Mark Price, a labor economist with the Keystone Research Center, said there are a number of factors that could explain why Wetzel County hasn't seen the same level of growth as Greene County.

"Greene (County) also had very healthy growth in coal mining," Price said. "So the combination of coal jobs, more wells drilled and pipeline construction explains the difference between the two counties in overall employment growth. The bottom line is that it takes a lot of drilling before you observe employment impacts from drilling."

Annual property tax revenue in Wetzel County has nearly tripled since 2005 to about $30 million. But according to the report, the property tax surge is attributable mainly to a 600-percent growth in the value of "business personal property," which includes drilling rigs, pipelines and equipment - taxable in West Virginia but not in Pennsylvania or Ohio - while gains in other areas have been comparatively flat.
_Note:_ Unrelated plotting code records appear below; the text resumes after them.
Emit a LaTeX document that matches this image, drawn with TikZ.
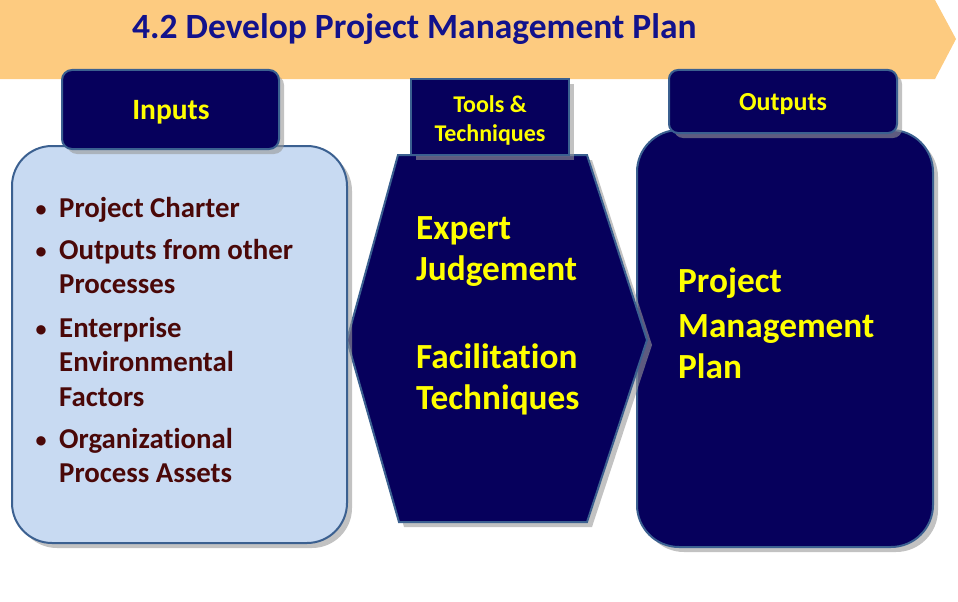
\documentclass[tikz,border=0pt]{standalone}
\usepackage{fontspec}
\setmainfont{Carlito}[Ligatures={NoCommon}]
\usetikzlibrary{shadows}
\definecolor{navy}{HTML}{06005C}
\definecolor{edgeblue}{HTML}{3B6090}
\definecolor{lblue}{HTML}{C8DAF2}
\definecolor{bannerc}{HTML}{FDCB80}
\definecolor{titleblue}{HTML}{12128C}
\definecolor{maroonc}{HTML}{4A0808}
\definecolor{ylw}{HTML}{FFFF00}
\tikzset{
  shad/.style={drop shadow={shadow xshift=5pt, shadow yshift=-5pt, fill=black!40, opacity=0.6}},
  panel/.style={draw=edgeblue, line width=2pt, shad, inner sep=0pt},
  navybox/.style={panel, fill=navy},
  ltxt/.style={inner sep=0pt, anchor=base west},
  ctxt/.style={inner sep=0pt, anchor=base},
  bul/.style={ltxt, text=maroonc, font=\bfseries\fontsize{28.8}{30}\selectfont},
  ytxt/.style={ltxt, text=ylw, font=\bfseries\fontsize{35.3}{38}\selectfont},
}
\begin{document}
\begin{tikzpicture}[x=1pt,y=-1pt]
\useasboundingbox (0,0) rectangle (958,602);
% banner
\fill[bannerc] (0,0) -- (935,0) -- (956,39) -- (935,79) -- (0,79) -- cycle;
\node[ltxt, text=titleblue, font=\bfseries\fontsize{35.5}{38}\selectfont] (title) at (132,39) {4.2 Develop Project Management Plan};
% outputs body (behind hexagon point)
\node[navybox, rounded corners=42pt, minimum width=296pt, minimum height=417pt] (outbody) at (785,338.5) {};
% hexagon
\draw[panel, fill=navy, line join=miter] (398,155) -- (587,155) -- (647,340) -- (587,522) -- (399,522) -- (347,340) -- cycle;
\coordinate (hex) at (497,340);
% inputs
\node[panel, fill=lblue, rounded corners=40pt, minimum width=335pt, minimum height=397pt] (inbody) at (179.5,344.5) {};
\node[navybox, rounded corners=10pt, minimum width=217pt, minimum height=79pt] (intab) at (170.5,109.5) {};
\node[ctxt, text=ylw, font=\bfseries\fontsize{29.5}{31}\selectfont] (inlbl) at (171,119) {Inputs};
% tools
\node[navybox, minimum width=158pt, minimum height=76pt] (tooltab) at (490,117) {};
\node[ctxt, text=ylw, font=\bfseries\fontsize{24}{26}\selectfont] (toollbl1) at (490,112) {Tools \&};
\node[ctxt, text=ylw, font=\bfseries\fontsize{24}{26}\selectfont] (toollbl2) at (490,141) {Techniques};
% outputs tab
\node[navybox, rounded corners=9pt, minimum width=228pt, minimum height=63pt] (outtab) at (783,101.5) {};
\node[ctxt, text=ylw, font=\bfseries\fontsize{26}{28}\selectfont] (outlbl) at (783,110) {Outputs};
% input bullets
\foreach \n/\y in {b1/217,b2/259,b3/337,b4/448}{
  \node[ctxt, text=maroonc, font=\bfseries\fontsize{22}{24}\selectfont] (\n) at (41,\y-1) {•};
}
\node[bul] (i1) at (59,217) {Project Charter};
\node[bul] (i2) at (59,259) {Outputs from other};
\node[bul] (i3) at (59,293) {Processes};
\node[bul] (i4) at (59,337) {Enterprise};
\node[bul] (i5) at (59,371) {Environmental};
\node[bul] (i6) at (59,406) {Factors};
\node[bul] (i7) at (59,448) {Organizational};
\node[bul] (i8) at (59,482) {Process Assets};
% tools text
\node[ytxt] (t1) at (416,239) {Expert};
\node[ytxt] (t2) at (416,280) {Judgement};
\node[ytxt] (t3) at (416,368) {Facilitation};
\node[ytxt] (t4) at (416,409) {Techniques};
% outputs text
\node[ytxt] (o1) at (678,292) {Project};
\node[ytxt] (o2) at (678,337) {Management};
\node[ytxt] (o3) at (678,378) {Plan};
\end{tikzpicture}
\end{document}
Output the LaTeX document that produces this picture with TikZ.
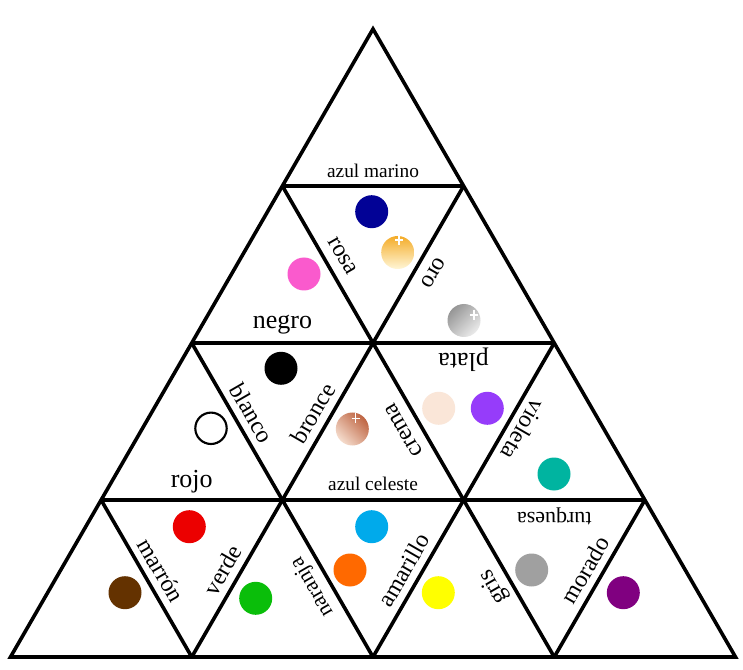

Business real estate values in Wetzel County have increased 88 percent since 2005, while residential real estate has increased 11 percent over the same period - and actually has declined since 2012, according to the report. Statewide, about 43 percent of landowners where drilling is actually taking place reported a decline in property values since drilling began, with slightly more, almost 47 percent, reporting some type of surface damage.

The report also found that public perception of the industry is driven largely by who is receiving a direct financial benefit from the activity, based on a survey of West Virginia landowners with at least one completed well on their property. Almost 65 percent of those who owned both the surface and mineral rights reported overall satisfaction with drilling, compared with fewer than 29 percent of landowners with only surface rights.

"Those who don't get royalty payments have a lot less satisfaction with the drilling process and have a much more negative perception of the drilling activity," O'Leary said.

Wetzel County's crime rate remains lower than the state as a whole, and the report notes authorities there have reported no substantial increases in criminal activity attributable to the drilling industry, though a slight increase in DUI arrests was noted. Heavy truck citations have dropped off significantly over the past two years, after a spike in 2009 and 2010 in the early stages of the drilling boom.

West Virginia Department of Transportation data indicates annual road maintenance costs in Wetzel County have increased 36 percent since 2005. But officials there seem to have coped with the challenges better than their counterparts in other areas, which researchers attribute to the formation of a community task force comprised of representatives from the gas industry, state agencies, schools, local governments and residents that allows those various entities to share information and discuss problems.

"We did see some successful models that we think can be employed in other counties," Ward said.